Jonathan Bernstein made a funny, but we both know it is very serious. He compared two articles. First, Alex Massie‘s attack on Russell Brand’s “all those liberal politicians are really conservative” game. Second, Ramesh Ponnuru and Rich Lowry‘s attack on the “radical” wing of the Republican Party. He wrote, “One of them was about ‘an adolescent extremist whose hatred of politics is matched by his ignorance’—want to guess which one?” The joke is that although it was a description of Brand, it could easily have been a description of Ted Cruz or any number of other Republicans.
Bernstein’s article is about how it is good that Ponnuru and Lowry are calling out the Republican crazies, but that it is being done very gently. As he notes, “Indeed, Ponnuru and Lowry’s five-screen attack on the radicals is packed full of ‘on the other hand’ and ‘to be sure’ qualifications, so much so that at times it’s hard to tell whether the point is convincing convincable conservatives or if it’s to do just enough to be able to claim credit for being on the side of sanity.” My question is why this is. Why is it is that liberals have no problem calling out their own extremists but conservatives never do it.

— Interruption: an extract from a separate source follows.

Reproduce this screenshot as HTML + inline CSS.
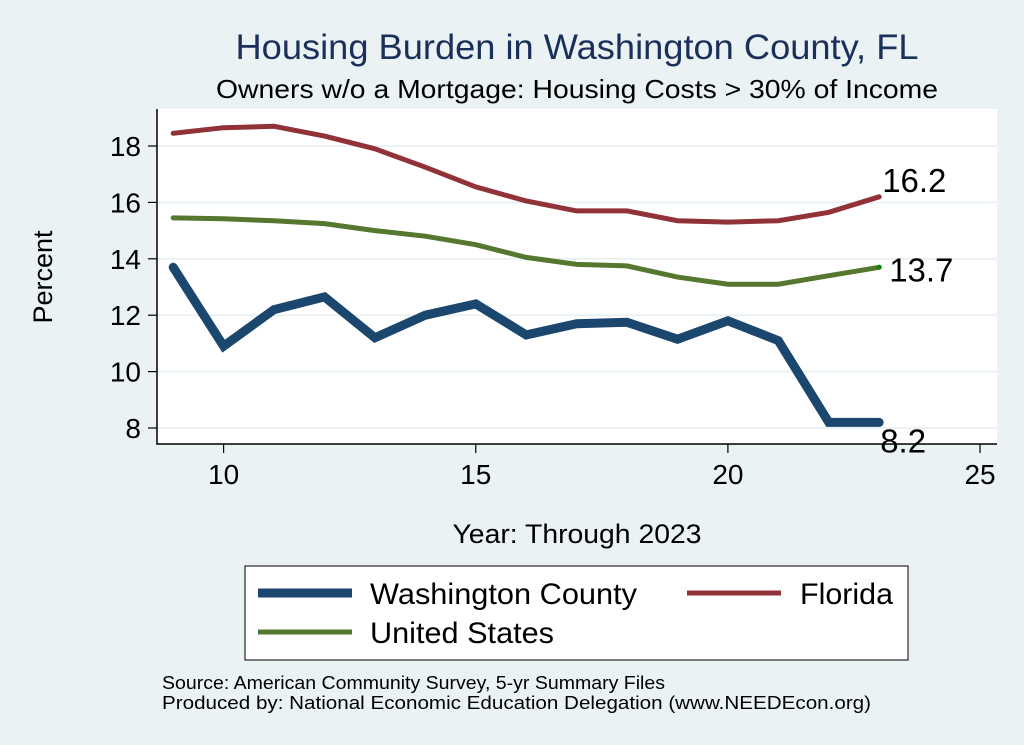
<!DOCTYPE html>
<html><head><meta charset="utf-8"><style>
body{margin:0;background:#eaf2f3;}
svg{display:block;font-family:"Liberation Sans",Arial,sans-serif;}
</style></head><body>
<svg width="1024" height="745" viewBox="0 0 1024 745">
<rect x="0" y="0" width="1024" height="745" fill="#eaf2f3"/>
<text x="577" y="59" font-size="35" fill="#1a2f5a" text-anchor="middle" textLength="683" lengthAdjust="spacingAndGlyphs">Housing Burden in Washington County, FL</text>
<text x="577" y="98" font-size="26" fill="#000" text-anchor="middle" textLength="722" lengthAdjust="spacingAndGlyphs">Owners w/o a Mortgage: Housing Costs &gt; 30% of Income</text>
<rect x="157" y="109" width="840" height="335" fill="#fff"/>
<g id="grid"></g><g id="axes"></g><g id="series"></g>
<text x="52" y="277" font-size="27" text-anchor="middle" transform="rotate(-90 52 277)">Percent</text>
<text x="577" y="543" font-size="27" text-anchor="middle" textLength="249" lengthAdjust="spacingAndGlyphs">Year: Through 2023</text>
<g>
<rect x="245" y="566" width="663" height="94" fill="#fff" stroke="#000" stroke-width="1"/>
<line x1="258" y1="593" x2="352" y2="593" stroke="#1b466e" stroke-width="9"/>
<text x="370" y="604" font-size="30" textLength="267" lengthAdjust="spacingAndGlyphs">Washington County</text>
<line x1="687" y1="593" x2="781" y2="593" stroke="#913239" stroke-width="5"/>
<text x="800" y="604" font-size="30" textLength="93" lengthAdjust="spacingAndGlyphs">Florida</text>
<line x1="258" y1="632" x2="352" y2="632" stroke="#55772e" stroke-width="5"/>
<text x="370" y="643" font-size="30" textLength="184" lengthAdjust="spacingAndGlyphs">United States</text>
</g>
<text x="162" y="689" font-size="18" textLength="503" lengthAdjust="spacingAndGlyphs">Source: American Community Survey, 5-yr Summary Files</text>
<text x="162" y="709" font-size="18" textLength="709" lengthAdjust="spacingAndGlyphs">Produced by: National Economic Education Delegation (www.NEEDEcon.org)</text>
</svg>
<script>
const years=[9,10,11,12,13,14,15,16,17,18,19,20,21,22,23];
const washington=[13.7,10.9,12.2,12.65,11.2,12.0,12.4,11.3,11.7,11.75,11.15,11.8,11.1,8.2,8.2];
const florida=[18.45,18.65,18.7,18.35,17.9,17.25,16.55,16.05,15.7,15.7,15.35,15.3,15.35,15.65,16.2];
const unitedStates=[15.45,15.42,15.35,15.25,15.0,14.8,14.5,14.05,13.8,13.75,13.35,13.1,13.1,13.4,13.7];
const yTicks=[8,10,12,14,16,18];
const xTicks=[10,15,20,25];
const NS="http://www.w3.org/2000/svg";
function xs(v){return 223.6+(v-10)*50.43;}
function ys(v){return 428-(v-8)*28.2;}
function mk(tag,attrs,parent){const e=document.createElementNS(NS,tag);for(const k in attrs)e.setAttribute(k,attrs[k]);document.getElementById(parent).appendChild(e);return e;}
yTicks.forEach(t=>{
 const g=mk('line',{x1:157,x2:997,y1:ys(t),y2:ys(t),stroke:'#eaf2f3','stroke-width':2},'grid');
 
 
 const tk=mk('line',{x1:148,x2:157,y1:ys(t),y2:ys(t),stroke:'#000','stroke-width':1.2},'axes');
 
 
 const tx=mk('text',{x:141,y:ys(t)+10,'font-size':28,'text-anchor':'end'},'axes');tx.textContent=t;
 
 
});
xTicks.forEach(t=>{
 const tk=mk('line',{x1:xs(t),x2:xs(t),y1:444,y2:453,stroke:'#000','stroke-width':1.2},'axes');
 
 
 const tx=mk('text',{x:xs(t),y:484,'font-size':28,'text-anchor':'middle'},'axes');tx.textContent=t;
 
 
});
const ax=mk('path',{d:'M157 109 V444 H997',fill:'none',stroke:'#000','stroke-width':1.5},'axes');


function line(vals,color,w,name){
 const d=vals.map((v,i)=>(i?'L':'M')+xs(years[i]).toFixed(1)+' '+ys(v).toFixed(1)).join(' ');
 const p=mk('path',{d:d,fill:'none',stroke:color,'stroke-width':w,'stroke-linejoin':'miter','stroke-linecap':'round'},'series');
 
 
}
line(florida,'#913239',5,'florida-line');
line(unitedStates,'#55772e',5,'us-line');
line(washington,'#1b466e',9,'washington-line');
const n=years.length-1;
const dot=mk('circle',{cx:xs(years[n]),cy:ys(unitedStates[n]),r:2.5,fill:'#0a8a0a'},'series');


const labs=[[florida[n],-5,'florida-end-label'],[unitedStates[n],14,'us-end-label'],[washington[n],30,'washington-end-label']];
labs.forEach(l=>{
 const t=mk('text',{x:xs(years[n])+(l[2]==='washington-end-label'?1:(l[2]==='us-end-label'?10:3)),y:ys(l[0])+l[1],'font-size':33},'series');
 t.textContent=l[0].toFixed(1);
 
 
});
</script>
</body></html>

I think I know the answer: conservatives agree on the essentials whereas liberals have a fair amount of disagreement as to where they are headed. Put another way, the Republicans have an extremely small tent and the Democrats have an unbelievable large tent. I get tired of pointing this out again and again and again. Republicans disagree about urgency. They disagree about tactics. But they do not disagree about goals. And those goals are stunningly archaic.
In a time and place where all land is owned and a man literally cannot make his own way, they want to ossify social positions because they think that they are currently about right. As I quoted social psychologist Paul Piff before, “Let’s imagine that you’re invited to a game of Monopoly. And you arrive at this game to find out that all the property’s been divided up. All of the money has already been handed out. But you’re told, ‘Hey: go ahead and sit down. Play the game; we’re going to give you a chance to play just like everyone else.'” That’s the way all Republicans want the world to be. That’s how they define “equality of opportunity.”

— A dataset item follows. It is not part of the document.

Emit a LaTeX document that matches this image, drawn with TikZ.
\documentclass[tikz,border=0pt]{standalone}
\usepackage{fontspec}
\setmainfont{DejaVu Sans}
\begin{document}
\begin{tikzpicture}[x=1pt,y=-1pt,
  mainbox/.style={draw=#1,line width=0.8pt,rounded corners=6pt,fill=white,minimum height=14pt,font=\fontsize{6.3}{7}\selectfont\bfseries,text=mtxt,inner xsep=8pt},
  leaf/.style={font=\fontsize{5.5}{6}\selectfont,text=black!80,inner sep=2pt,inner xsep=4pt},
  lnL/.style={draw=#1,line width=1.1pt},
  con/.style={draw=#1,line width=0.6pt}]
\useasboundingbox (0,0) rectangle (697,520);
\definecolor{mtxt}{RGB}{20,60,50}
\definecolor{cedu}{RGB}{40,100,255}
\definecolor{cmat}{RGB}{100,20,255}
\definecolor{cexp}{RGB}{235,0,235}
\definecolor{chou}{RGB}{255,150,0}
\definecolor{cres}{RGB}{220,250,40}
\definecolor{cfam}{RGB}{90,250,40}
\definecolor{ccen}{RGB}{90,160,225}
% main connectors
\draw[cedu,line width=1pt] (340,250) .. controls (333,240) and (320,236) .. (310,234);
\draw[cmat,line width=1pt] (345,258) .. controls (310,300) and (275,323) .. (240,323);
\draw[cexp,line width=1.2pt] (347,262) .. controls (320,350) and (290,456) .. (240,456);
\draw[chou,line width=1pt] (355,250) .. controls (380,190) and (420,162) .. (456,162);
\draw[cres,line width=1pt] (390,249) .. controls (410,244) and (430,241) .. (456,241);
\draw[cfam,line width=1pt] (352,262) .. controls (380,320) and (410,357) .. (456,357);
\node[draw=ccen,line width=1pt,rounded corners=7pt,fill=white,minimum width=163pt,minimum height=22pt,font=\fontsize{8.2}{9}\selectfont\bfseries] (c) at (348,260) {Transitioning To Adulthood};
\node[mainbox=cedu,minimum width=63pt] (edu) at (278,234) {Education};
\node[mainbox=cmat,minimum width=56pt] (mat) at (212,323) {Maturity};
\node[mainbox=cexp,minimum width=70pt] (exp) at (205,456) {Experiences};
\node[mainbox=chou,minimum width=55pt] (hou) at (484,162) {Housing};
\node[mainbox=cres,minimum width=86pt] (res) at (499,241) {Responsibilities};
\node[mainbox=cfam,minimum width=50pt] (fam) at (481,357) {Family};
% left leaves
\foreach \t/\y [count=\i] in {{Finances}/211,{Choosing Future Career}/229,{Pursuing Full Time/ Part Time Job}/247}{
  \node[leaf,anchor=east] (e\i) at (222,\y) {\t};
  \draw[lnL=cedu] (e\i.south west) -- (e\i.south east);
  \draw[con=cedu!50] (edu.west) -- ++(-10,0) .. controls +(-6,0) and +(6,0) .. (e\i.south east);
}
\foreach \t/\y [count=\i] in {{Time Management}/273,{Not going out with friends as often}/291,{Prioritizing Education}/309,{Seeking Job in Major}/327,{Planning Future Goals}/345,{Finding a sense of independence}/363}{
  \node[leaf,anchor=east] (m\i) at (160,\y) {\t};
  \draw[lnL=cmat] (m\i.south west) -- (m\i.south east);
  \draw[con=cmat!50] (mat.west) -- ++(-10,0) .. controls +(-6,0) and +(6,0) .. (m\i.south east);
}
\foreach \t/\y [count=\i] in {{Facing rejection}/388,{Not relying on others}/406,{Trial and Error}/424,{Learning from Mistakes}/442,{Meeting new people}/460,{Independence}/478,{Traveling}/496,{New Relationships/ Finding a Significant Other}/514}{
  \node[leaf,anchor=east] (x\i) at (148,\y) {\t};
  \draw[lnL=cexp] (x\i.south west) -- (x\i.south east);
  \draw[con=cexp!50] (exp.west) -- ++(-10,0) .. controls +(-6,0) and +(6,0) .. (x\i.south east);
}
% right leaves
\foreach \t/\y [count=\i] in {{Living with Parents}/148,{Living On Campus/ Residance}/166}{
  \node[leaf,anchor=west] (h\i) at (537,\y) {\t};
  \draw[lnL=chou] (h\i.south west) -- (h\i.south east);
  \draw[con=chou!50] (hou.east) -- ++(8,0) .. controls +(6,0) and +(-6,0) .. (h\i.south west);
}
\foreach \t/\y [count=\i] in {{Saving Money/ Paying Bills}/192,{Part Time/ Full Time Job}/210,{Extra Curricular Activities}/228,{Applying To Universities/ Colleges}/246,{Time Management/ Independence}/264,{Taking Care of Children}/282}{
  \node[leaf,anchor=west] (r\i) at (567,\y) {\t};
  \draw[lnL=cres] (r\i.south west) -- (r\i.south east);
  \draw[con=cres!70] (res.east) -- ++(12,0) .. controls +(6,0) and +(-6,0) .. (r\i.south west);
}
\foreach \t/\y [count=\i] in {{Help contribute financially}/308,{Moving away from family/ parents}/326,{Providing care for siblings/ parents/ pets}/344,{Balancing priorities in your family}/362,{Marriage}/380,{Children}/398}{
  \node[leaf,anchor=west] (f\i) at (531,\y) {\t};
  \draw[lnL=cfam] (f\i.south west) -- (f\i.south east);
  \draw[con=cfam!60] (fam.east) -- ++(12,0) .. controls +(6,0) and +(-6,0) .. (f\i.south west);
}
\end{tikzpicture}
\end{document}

In contrast, Democrats really do disagree about where we are going. This ranges from people who want only what we have now but with perhaps a slightly stronger safety net to people like Russell Brand who want guaranteed minimum incomes. (I’m guessing; I don’t really follow or care about Brand.) But with all of our breadth, what we don’t have are extremists like the Tea Party folk. On the left, that would be equivalent to people calling for the workers to own the means of production. The catastrophe of the Soviet Union long ago scared liberals away from those kinds of ideas. But strangely right wing military dictatorships (eg Augusto Pinochet) have not scared the right away from their path.
It is tiring to see people like Ponnuru and Lowry applauded every time they write articles that make the gentlest of criticism of the conservative movement. Do you know what Rich Lowry was talking about the last time I wrote about him? How Ted Cruz would flummox liberals because he was a smart Ivy Leaguer who thought like Sarah Palin. Ponnuru, of course, is a good critic of his own side. But he is careful in the extreme. And when he talks policy, he is as foolish as most other conservatives. The main thing, though, is that both men agree with Ted Cruz and company with regards to what they want. They would just like these crazies to be smarter about getting to their promised land where all the poor will get their just, painful, but brief death.
Don’t be like Russell Brand: they can only win if you do not vote. Election day is 4 November 2014!
 This is clearly not the case for someone like Josh Barro, but even I have a hard time calling him anything but a good old fashioned liberal. And most Republicans would balk at this description of their goals, but this is what the policies that they want would produce. In May of this year, Avik Roy wrote that “equality of opportunity” was nothing more than simply not having laws forbidding people from doing something. In other words, as long as you don’t live in a caste system, you have equality of opportunity. So it isn’t like I’m being hyperbolic here.